YOUR TASK:
Look through the listing below and give the number of lines that hold "this". Say nothing more.

[Begin SUPPLIED RECORDS]

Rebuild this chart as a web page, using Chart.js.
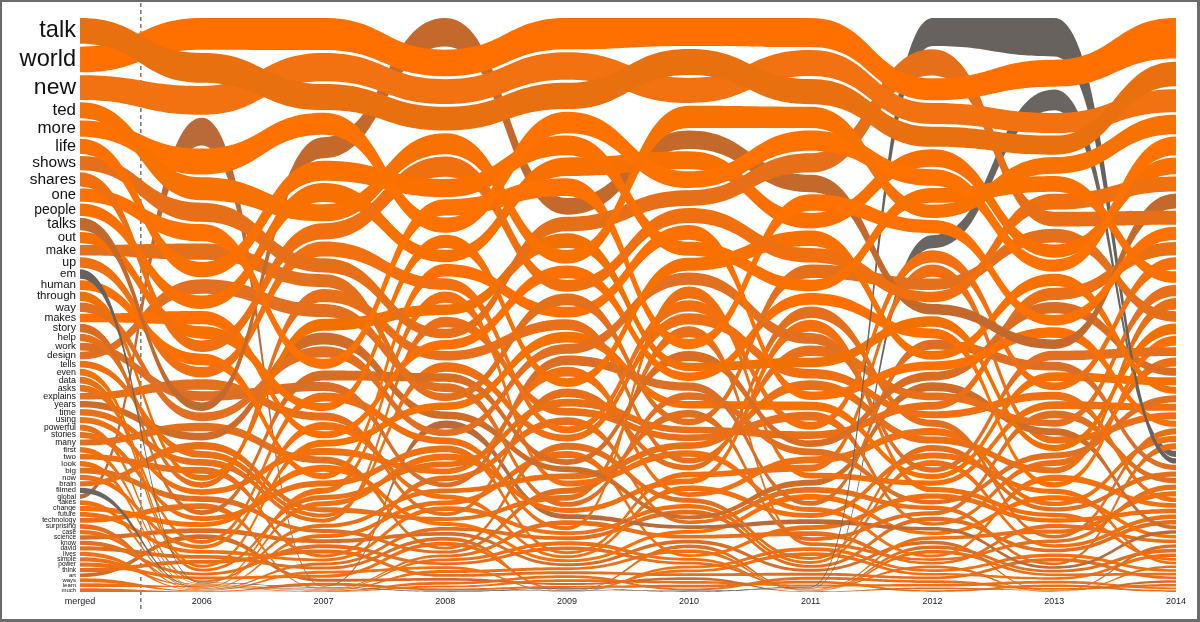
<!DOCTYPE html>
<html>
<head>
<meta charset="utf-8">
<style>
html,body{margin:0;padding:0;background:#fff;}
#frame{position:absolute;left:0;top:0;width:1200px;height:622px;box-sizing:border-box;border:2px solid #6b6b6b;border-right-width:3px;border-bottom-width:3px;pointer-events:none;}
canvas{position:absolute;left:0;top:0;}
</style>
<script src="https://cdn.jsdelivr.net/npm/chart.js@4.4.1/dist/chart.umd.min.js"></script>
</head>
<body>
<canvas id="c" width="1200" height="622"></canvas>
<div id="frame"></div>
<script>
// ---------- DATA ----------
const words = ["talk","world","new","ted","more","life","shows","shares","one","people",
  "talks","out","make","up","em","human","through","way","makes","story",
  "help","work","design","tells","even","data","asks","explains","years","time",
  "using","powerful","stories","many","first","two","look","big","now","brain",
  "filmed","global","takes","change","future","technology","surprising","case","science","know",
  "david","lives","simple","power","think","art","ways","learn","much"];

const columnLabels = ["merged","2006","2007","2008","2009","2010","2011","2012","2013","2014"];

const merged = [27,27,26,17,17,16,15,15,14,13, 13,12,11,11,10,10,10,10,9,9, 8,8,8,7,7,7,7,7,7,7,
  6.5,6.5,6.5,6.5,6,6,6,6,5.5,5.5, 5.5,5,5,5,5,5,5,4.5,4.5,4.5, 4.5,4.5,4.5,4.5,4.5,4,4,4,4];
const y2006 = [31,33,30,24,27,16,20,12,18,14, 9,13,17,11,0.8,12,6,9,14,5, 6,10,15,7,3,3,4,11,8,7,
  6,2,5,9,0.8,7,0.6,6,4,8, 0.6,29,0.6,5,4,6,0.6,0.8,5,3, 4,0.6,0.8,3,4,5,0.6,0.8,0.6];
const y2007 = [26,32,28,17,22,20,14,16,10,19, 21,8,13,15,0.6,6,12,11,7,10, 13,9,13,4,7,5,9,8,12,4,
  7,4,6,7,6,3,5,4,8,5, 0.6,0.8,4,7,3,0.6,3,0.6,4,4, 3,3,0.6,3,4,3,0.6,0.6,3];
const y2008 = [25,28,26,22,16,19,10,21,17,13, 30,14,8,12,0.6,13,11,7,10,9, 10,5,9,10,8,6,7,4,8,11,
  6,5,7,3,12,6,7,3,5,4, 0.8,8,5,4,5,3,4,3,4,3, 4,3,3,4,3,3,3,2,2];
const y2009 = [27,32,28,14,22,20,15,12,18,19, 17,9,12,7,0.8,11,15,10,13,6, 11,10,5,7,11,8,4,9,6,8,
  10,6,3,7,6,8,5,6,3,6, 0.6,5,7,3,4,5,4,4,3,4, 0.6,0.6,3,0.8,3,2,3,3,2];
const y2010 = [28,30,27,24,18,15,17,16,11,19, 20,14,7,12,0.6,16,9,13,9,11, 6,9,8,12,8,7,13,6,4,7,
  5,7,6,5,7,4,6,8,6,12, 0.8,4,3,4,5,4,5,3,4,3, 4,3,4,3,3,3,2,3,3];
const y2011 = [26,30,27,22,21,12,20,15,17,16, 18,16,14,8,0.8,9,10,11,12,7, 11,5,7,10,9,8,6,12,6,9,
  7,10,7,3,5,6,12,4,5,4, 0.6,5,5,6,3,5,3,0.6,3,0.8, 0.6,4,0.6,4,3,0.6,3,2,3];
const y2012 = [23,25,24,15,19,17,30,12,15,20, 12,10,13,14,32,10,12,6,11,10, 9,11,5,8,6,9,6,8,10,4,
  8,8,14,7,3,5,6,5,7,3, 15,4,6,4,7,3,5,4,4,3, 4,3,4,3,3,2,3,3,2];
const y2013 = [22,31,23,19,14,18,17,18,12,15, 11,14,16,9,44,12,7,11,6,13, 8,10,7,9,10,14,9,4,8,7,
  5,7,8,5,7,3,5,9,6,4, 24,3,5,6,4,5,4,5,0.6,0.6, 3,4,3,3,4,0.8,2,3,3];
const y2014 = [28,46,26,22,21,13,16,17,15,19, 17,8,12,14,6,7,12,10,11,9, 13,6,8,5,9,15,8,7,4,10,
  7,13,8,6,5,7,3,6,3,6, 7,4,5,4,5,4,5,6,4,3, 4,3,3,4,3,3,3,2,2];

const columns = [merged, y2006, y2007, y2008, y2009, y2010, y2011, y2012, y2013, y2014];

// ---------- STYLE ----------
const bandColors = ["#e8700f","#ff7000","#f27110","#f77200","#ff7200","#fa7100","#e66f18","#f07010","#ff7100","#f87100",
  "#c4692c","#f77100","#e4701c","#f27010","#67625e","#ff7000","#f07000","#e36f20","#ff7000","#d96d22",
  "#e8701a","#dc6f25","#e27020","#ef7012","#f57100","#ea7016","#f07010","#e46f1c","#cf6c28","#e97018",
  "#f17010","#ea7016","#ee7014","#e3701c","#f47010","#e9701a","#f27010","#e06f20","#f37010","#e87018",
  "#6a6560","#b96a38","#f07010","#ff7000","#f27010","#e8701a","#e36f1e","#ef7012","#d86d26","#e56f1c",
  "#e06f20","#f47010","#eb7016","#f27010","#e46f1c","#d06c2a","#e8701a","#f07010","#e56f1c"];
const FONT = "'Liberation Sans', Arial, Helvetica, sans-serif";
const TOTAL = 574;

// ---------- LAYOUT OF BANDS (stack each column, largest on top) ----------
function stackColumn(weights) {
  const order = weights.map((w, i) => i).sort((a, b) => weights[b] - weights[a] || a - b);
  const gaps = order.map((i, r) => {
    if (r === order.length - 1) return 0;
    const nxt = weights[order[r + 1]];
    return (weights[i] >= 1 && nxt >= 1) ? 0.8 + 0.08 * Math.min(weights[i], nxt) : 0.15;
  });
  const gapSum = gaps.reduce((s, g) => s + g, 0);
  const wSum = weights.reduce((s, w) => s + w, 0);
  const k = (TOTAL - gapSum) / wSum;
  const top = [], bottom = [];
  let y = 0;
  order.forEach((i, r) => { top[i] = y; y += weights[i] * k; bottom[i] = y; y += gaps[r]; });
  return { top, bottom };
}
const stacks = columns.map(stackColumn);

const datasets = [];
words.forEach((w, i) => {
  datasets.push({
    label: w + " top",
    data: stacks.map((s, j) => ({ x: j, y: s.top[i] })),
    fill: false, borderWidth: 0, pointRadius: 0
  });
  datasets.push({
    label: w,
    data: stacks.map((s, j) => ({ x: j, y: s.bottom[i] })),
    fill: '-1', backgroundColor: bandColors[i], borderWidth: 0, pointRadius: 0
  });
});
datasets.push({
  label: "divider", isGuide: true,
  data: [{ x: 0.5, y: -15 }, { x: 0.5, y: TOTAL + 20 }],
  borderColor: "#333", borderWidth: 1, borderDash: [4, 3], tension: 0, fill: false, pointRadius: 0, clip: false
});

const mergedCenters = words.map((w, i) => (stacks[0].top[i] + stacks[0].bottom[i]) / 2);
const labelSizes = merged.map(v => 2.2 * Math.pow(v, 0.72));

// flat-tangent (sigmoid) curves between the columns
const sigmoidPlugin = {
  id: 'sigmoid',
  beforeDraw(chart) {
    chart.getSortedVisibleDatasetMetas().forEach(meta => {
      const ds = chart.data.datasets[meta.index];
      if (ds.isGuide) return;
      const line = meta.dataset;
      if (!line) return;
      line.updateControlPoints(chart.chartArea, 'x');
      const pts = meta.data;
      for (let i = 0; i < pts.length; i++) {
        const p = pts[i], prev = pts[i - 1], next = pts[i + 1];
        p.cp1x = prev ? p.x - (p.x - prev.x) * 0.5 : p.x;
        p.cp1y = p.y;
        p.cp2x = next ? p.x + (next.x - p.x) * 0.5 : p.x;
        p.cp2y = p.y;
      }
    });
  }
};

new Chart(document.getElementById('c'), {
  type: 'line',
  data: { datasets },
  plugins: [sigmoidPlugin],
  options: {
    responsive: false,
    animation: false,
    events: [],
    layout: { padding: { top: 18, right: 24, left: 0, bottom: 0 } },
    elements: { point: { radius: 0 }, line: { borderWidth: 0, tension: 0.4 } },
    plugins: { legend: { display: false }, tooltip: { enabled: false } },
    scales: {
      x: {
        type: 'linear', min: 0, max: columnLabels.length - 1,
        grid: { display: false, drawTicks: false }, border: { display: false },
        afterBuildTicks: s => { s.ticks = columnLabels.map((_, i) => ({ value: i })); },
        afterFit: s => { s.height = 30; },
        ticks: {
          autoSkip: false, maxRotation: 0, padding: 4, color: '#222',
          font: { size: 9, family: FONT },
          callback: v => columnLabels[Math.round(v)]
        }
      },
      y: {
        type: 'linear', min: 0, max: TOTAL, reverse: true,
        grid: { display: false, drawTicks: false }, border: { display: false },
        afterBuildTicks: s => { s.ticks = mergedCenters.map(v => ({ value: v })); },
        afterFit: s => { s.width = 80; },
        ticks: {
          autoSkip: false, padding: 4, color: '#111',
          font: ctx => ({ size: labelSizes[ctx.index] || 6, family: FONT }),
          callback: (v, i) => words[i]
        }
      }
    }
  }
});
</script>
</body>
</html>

[End SUPPLIED RECORDS]
[Begin SUPPLIED RECORDS]

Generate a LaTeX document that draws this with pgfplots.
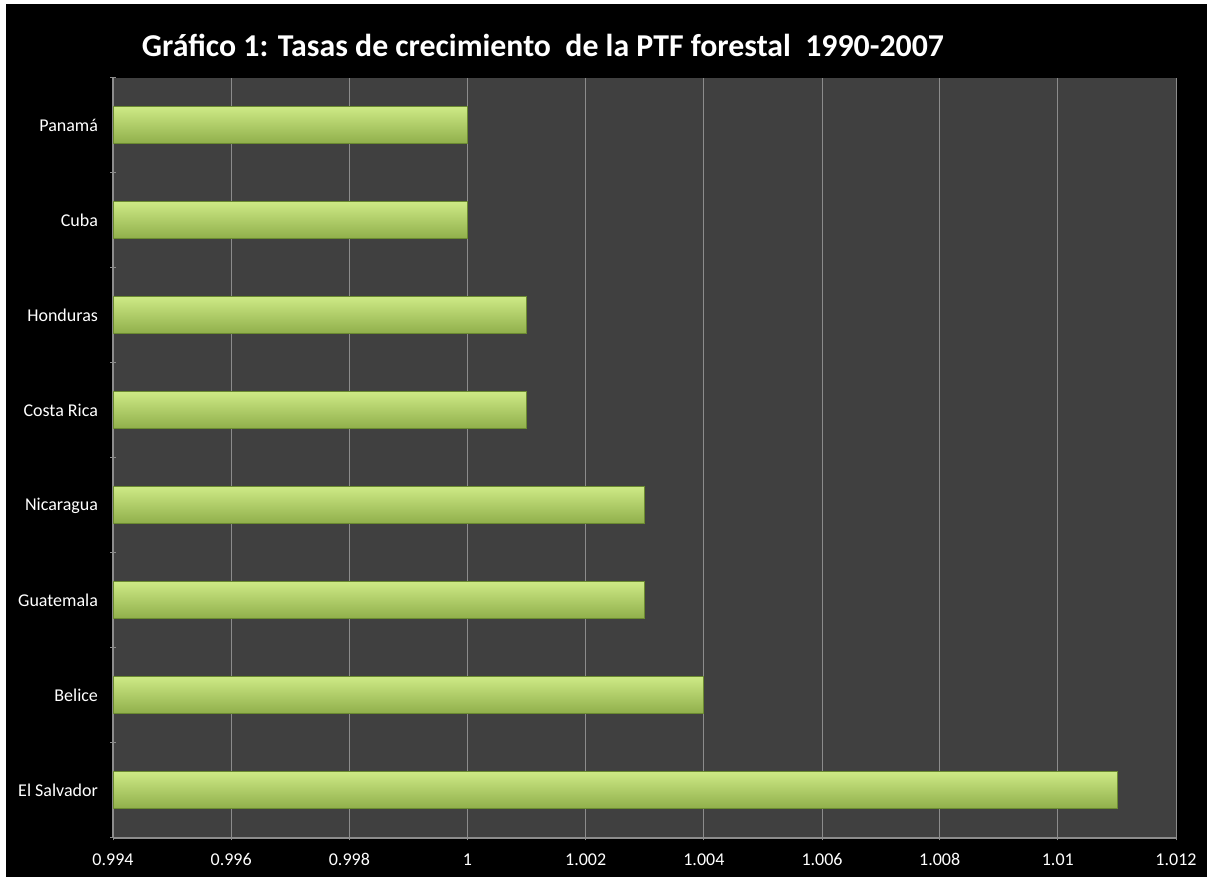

[End SUPPLIED RECORDS]
[Begin SUPPLIED RECORDS]

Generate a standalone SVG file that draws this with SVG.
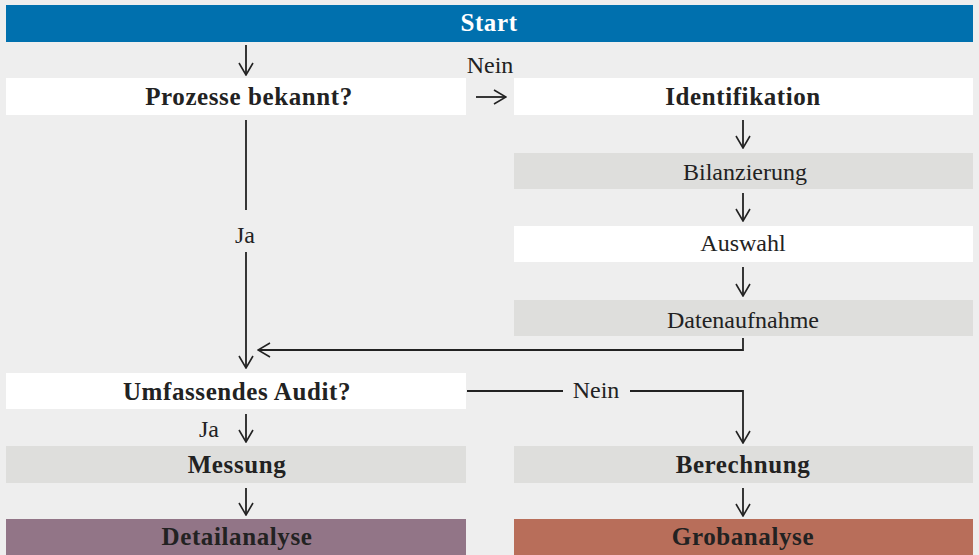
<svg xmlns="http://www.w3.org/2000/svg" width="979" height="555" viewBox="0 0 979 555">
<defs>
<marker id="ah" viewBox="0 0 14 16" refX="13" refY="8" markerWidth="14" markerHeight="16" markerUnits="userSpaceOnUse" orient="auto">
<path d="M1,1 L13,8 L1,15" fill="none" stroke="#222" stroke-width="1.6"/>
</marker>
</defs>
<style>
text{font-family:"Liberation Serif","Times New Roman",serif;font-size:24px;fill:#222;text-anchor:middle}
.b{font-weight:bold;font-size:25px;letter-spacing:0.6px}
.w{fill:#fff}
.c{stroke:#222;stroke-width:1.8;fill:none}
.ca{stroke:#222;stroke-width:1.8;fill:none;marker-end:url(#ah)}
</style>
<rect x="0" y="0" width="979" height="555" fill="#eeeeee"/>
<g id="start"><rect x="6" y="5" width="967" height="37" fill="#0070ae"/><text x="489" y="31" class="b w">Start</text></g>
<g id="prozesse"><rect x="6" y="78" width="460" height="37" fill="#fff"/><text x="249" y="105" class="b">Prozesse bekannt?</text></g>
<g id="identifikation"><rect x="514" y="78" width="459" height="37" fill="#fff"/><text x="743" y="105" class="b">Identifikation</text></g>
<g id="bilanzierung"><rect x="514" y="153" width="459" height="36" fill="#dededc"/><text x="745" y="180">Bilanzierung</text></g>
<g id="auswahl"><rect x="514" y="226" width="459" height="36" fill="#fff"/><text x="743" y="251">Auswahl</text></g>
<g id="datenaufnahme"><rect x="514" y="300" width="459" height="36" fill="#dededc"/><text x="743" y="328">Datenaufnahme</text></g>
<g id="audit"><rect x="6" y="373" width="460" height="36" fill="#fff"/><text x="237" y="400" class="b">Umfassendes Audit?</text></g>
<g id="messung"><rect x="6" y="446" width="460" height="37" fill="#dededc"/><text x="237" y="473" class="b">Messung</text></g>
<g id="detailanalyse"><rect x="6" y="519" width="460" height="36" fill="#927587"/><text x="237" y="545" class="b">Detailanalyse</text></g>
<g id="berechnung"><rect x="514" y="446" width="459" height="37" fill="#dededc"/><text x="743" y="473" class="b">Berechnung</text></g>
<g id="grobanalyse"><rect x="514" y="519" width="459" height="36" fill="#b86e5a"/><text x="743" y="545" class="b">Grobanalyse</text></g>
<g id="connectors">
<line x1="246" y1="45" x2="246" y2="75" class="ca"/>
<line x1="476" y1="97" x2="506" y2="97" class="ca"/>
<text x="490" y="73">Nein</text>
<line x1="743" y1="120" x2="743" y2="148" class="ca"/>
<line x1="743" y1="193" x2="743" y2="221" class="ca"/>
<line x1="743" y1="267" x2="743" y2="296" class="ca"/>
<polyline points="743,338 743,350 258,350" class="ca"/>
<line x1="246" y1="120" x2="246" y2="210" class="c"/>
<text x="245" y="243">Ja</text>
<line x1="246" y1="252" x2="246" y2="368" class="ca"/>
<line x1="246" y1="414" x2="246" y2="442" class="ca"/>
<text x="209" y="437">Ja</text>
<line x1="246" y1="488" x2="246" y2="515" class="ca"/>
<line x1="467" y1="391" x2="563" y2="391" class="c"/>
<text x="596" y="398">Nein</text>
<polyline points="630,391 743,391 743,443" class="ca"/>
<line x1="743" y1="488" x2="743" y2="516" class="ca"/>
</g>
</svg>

[End SUPPLIED RECORDS]

RESPONSE:
3